This week, Labour’s latest campaign strategy – and election gaffe – came triumphantly zooming onto our screens in the form of a hot pink minibus. The party chose the offending colour to slather all over its battle bus launching its drive to attract female voters: “Woman to Woman”.
Harriet Harman, the deputy leader who is fronting the initiative, had to defend the decision to make it pink after the party received a clickload of mockery and derision over social media. She insisted the campaign bus is not “patronising” to women, said the colour was chosen by “a collective” (how else?) and tried to make light of the uproar, joking, “Is it not magenta or something?”
Apparently they tried red, but it “looked the same as everything else”, darker red looked like “a Pret delivery van” and the women’s campaign wanted something “visible and conspicuous, to mark it out, to be different”. Shadow women and equalities minister Gloria de Piero thought it was “cerise”.
There was also the defence that it is Labour’s “One Nation” colour (the party has indeed been using a bright pink Union Jack design for its conference and speech backdrops for a number of years now).
As the politics bloggers, Guido Fawkes, pointed out, certain Labour figures – such as the shadow frontbencher Chi Onwurah – have been vocal in the war on pink. Onwurah said last year: “Why should young girls be brought up in an all pink environment? It does not reflect the real world.” And another of Ed Miliband’s team, Stella Creasy MP, has had much success in her campaign against gendered toys.
Disbelief at the ill-judged “stunt” to drive Harman and other Labour women around the country in a pink van in a bid to attract female voters has been widespread, but has distracted from the key point: Labour actually has a women’s campaign.
The party’s idea is to demonstrate that politics is not a “men-only” activity, and to create a “Domesday Book” of the electoral wishes of women voters – much like its universities spokesperson Liam Byrne and others have been doing to compile a young person’s manifesto.
Harman and co are embarking upon a 70-constituency tour to find out what women would want to see from a Labour government, in a special bid for the 9.1m women who didn’t turn out to vote in 2010 to have their voices heard. Labour will use its campaign to inform its policies on domestic violence, childcare, equal pay, representation in the workplace, the NHS, and care for the elderly.

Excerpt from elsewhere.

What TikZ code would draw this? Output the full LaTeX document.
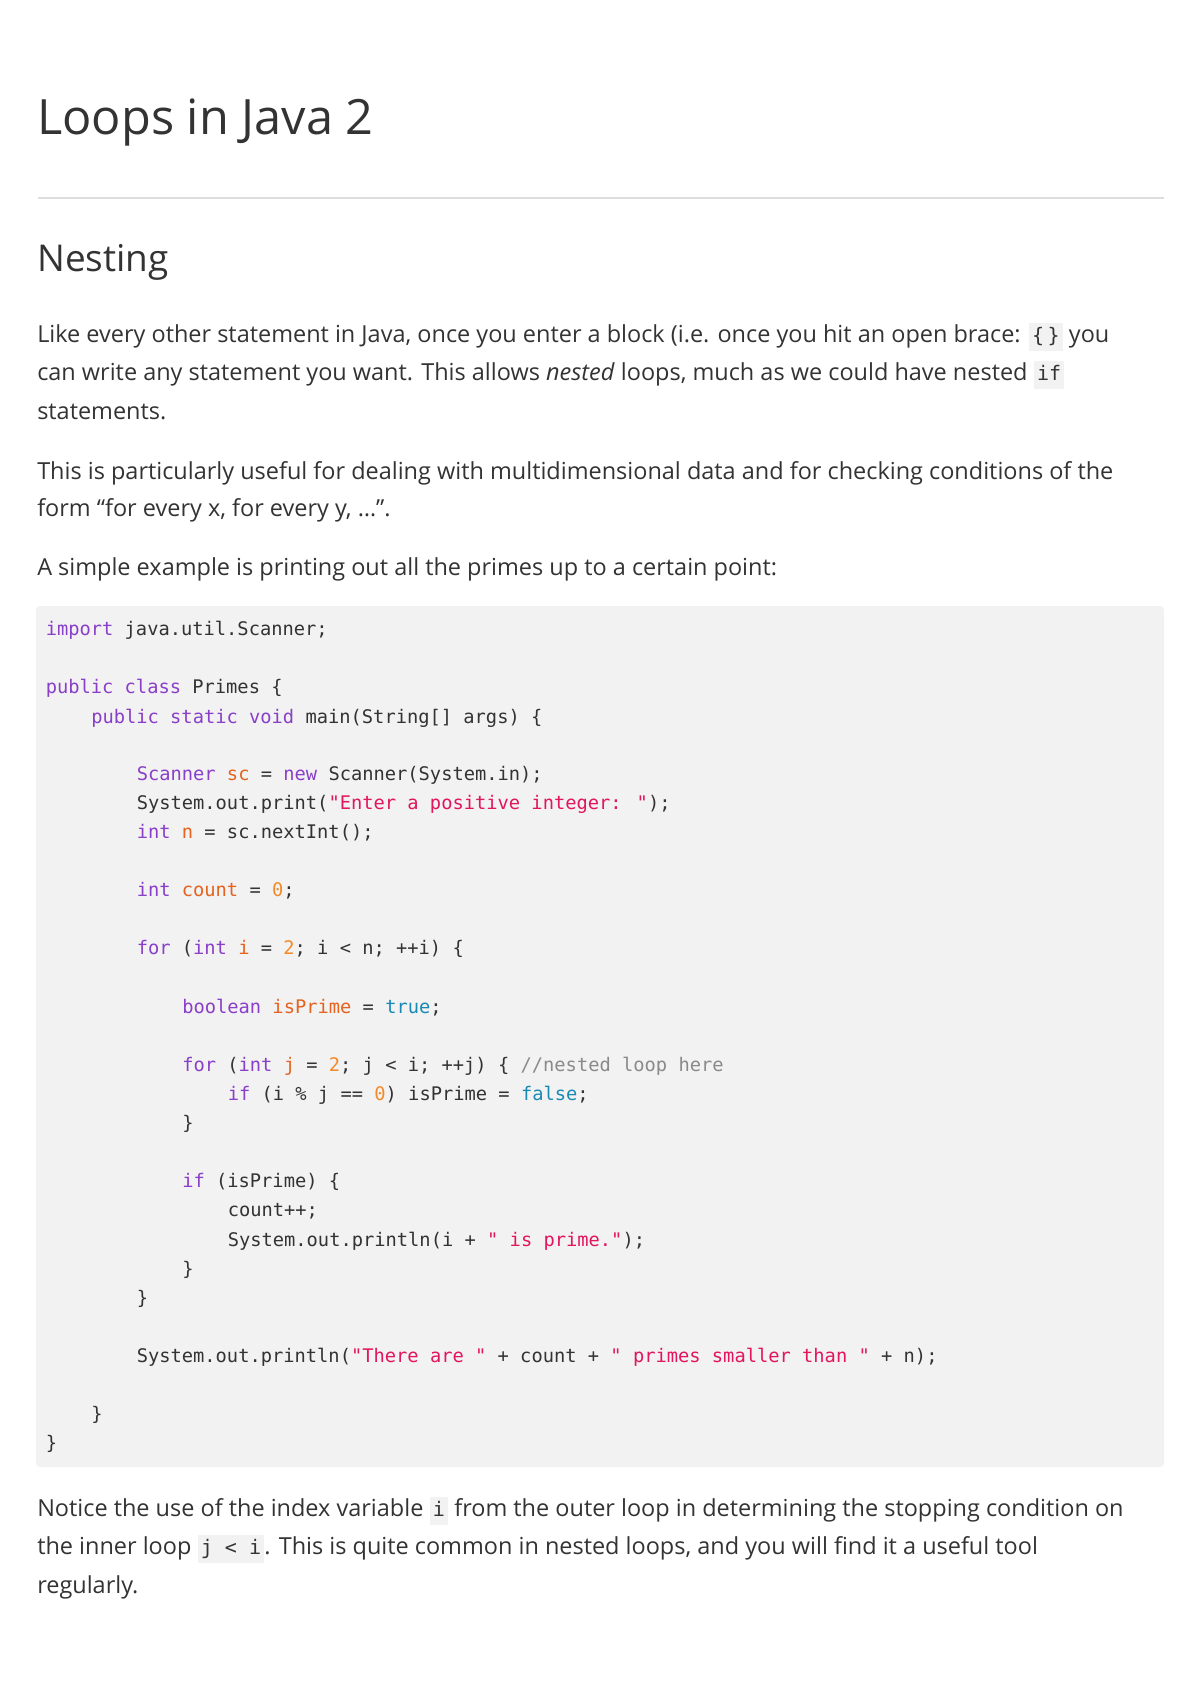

Other parties do have plans in these areas too, but none have their own women’s campaign to ensure they are prioritised throughout the election campaign. And it’s worth noting that the Tories’ last memorable campaign on wheels told immigrants to go home.
The government also has a much weaker appeal to female voters than Labour already has. Polling throughout this parliament, and particularly recent surveys of mothers’ voting intentions, shows Labour remains way ahead of the Conservatives.
The NHS and cost of living – key to Labour’s election campaign – are women voters’ top priorities. And when it comes to mothers, the Tories are 20 points behind Labour.
Having been the only party to use all-women shortlists, Labour has led the charge in parliament to have more women’s representation, and over half of its target seats this time round have female candidates. The Telegraph reports Labour’s projection that if it were to win a majority, 43 per cent of its MPs would be women.
So yes, we may snigger as the big pink blunder-bus whizzes by, but with Labour’s superior record and intentions regarding its help for the 51 per cent of the population hit hardest by coalition reforms, Harman’s campaign is the right gesture – even if it is the wrong colour.